What is a Joint Savings Account?

A Joint Savings Account is a bank account owned by two or more people, in which the account holders are linked to the same account and can usually access the funds in it.

Many people use joint accounts to manage common expenses. These include household bills, rent, family savings, etc. Instead of keeping separate accounts and transferring money between them, both account owners can manage a single account.

Like a regular Savings Account, it also earns interest on the balance. At the same time, both account holders can view transactions, which helps keep things clear and transparent.

How a Joint Savings Account works

When a Joint Savings Account is opened, the bank records the details of all account holders. The bank also sets the operating instructions that decide how the account can be used.

In some cases, any one account holder can use the account independently, and in others, certain transactions may require approval from all account holders. The exact rules depend on how the account is set up.

Many banks now also allow online Account Opening, making the process easier as documents can be submitted digitally, and the account can often be activated quickly.

Benefits of a Joint Savings Account

A Joint Savings Account can make it easier for people who share financial responsibilities.

Helps manage shared expenses

If two people are contributing to rent, groceries, or household bills, a joint account keeps everything in one place. This way, both account holders can deposit money and make payments directly from the same account.

Keeps spending clear

Since both people can see the account activity, it becomes easier to track where money is being spent and avoid confusion. It also keeps finances transparent.

Useful for saving together

A Joint Savings Account can also help when account owners are saving for a common goal, which could be for a trip, home expenses, or building an emergency fund.

Easier access to money

Because more than one person can operate the account, money can still be accessed if one account holder is unavailable. 

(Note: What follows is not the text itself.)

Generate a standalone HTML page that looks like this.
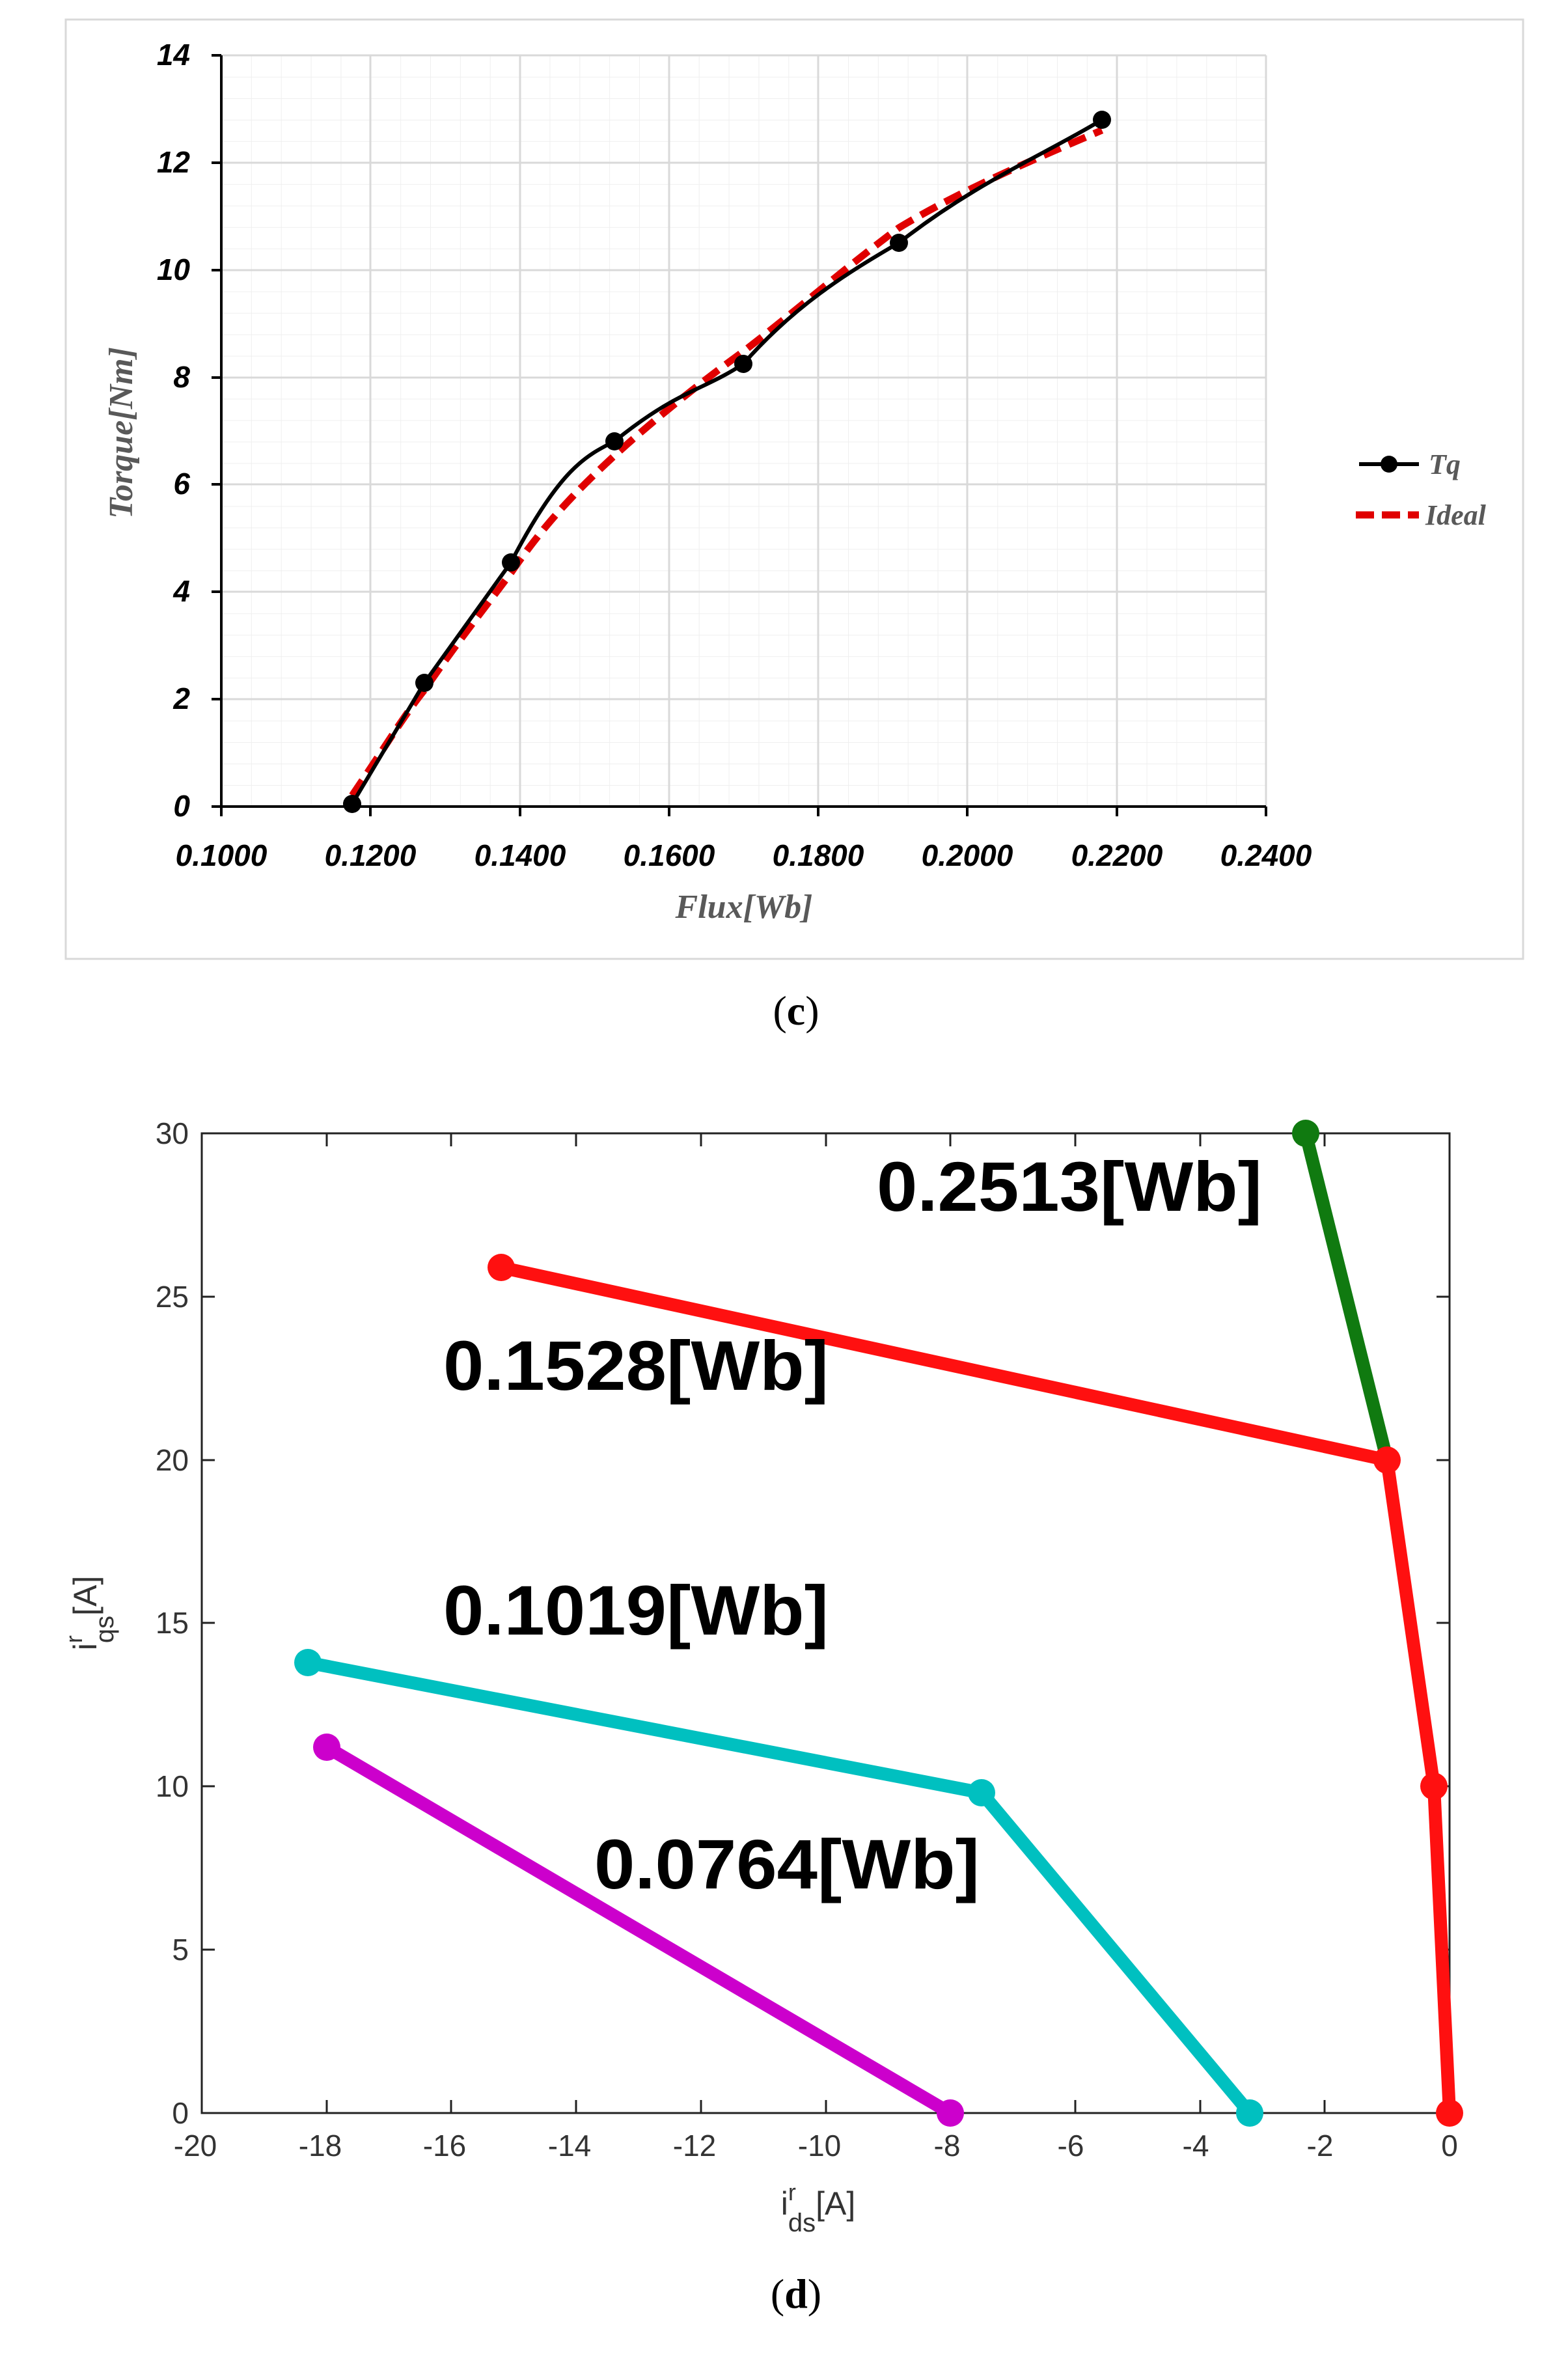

When to consider a Joint Savings Account

A Joint Savings Account is usually helpful when people manage money together. Here are some ways you can consider a Joint Savings Account: 

For couples managing daily expenses

Many couples prefer to keep a joint account for household spending as it allows both partners to contribute and pay bills from the same place.

For family members

Sometimes parents and children maintain joint accounts to manage family expenses or provide financial support. It can also help elderly family members manage banking with assistance.

For shared savings goals

If two or more people are saving for something together, a Joint Savings Account helps keep that money separate from personal expenses. This makes it easier to track progress toward the goal.

Conclusion

A Joint Savings Account can be a simple way for two or more people to manage money together, helping keep shared expenses organised. It also makes saving for common goals easier. When used carefully, it can also bring more clarity and convenience to everyday financial management.